#### Goal of the exercise:
Wherever the word "this" appears in a line, copy that line.

#### Record set:
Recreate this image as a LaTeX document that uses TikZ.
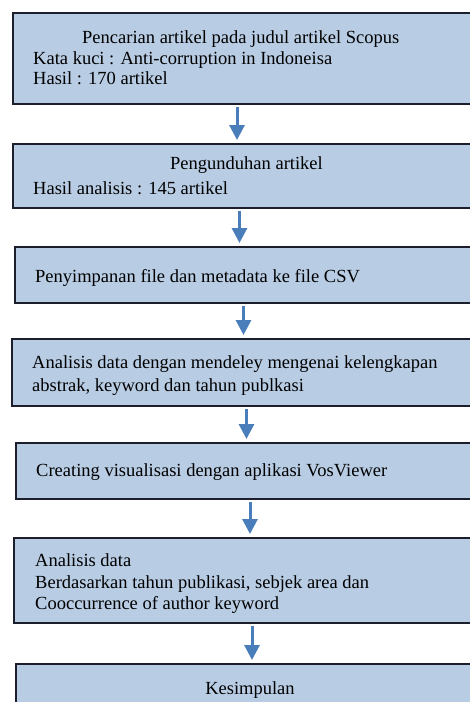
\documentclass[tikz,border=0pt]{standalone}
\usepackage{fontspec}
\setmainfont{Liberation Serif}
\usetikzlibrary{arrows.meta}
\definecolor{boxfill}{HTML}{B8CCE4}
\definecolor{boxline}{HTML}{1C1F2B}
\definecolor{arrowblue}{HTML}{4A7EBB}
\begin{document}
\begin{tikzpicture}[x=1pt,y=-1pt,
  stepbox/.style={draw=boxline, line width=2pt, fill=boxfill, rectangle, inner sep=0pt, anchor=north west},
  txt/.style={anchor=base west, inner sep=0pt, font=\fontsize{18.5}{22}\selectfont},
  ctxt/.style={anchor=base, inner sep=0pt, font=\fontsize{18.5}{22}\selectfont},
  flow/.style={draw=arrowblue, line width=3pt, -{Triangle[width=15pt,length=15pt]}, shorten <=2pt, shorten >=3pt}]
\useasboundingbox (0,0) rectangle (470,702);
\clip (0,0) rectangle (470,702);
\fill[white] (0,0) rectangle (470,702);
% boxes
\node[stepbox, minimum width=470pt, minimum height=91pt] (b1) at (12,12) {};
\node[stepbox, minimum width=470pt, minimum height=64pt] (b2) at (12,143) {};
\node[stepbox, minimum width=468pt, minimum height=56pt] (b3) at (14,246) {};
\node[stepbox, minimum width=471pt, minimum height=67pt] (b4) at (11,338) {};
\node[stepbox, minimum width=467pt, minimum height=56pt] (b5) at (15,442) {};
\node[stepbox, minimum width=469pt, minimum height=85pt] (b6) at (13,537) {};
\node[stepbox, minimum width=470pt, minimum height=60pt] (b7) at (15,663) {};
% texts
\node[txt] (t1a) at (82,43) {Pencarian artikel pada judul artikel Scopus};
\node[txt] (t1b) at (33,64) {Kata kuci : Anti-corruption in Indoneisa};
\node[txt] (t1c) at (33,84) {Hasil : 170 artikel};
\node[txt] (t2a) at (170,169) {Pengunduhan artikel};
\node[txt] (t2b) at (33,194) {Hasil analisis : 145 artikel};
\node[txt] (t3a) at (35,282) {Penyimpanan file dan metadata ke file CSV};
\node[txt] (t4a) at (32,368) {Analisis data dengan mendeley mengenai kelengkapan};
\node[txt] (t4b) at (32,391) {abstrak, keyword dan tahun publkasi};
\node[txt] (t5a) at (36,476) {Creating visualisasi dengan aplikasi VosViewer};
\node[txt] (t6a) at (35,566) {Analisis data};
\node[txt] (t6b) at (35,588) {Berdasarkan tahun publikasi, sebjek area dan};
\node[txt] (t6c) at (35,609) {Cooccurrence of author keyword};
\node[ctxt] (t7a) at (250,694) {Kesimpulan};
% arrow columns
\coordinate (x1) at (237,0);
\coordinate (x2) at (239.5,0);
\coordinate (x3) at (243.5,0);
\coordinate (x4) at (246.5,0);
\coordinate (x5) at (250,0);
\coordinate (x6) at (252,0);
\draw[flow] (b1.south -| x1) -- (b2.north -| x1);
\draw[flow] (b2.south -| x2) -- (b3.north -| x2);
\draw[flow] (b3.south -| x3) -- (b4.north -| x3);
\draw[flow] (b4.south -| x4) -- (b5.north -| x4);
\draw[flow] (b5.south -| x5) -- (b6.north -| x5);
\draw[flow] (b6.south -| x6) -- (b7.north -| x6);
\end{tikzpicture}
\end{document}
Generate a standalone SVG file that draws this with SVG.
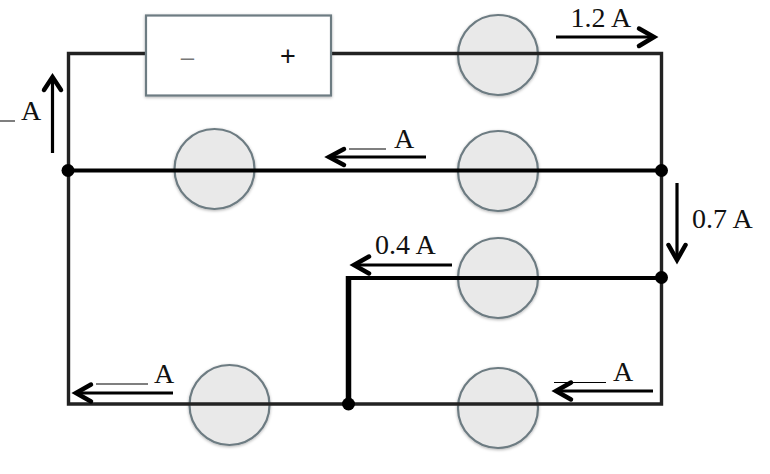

#### Written response:
Recreate this image as a LaTeX document that uses TikZ.
Generate a standalone SVG file that draws this with SVG.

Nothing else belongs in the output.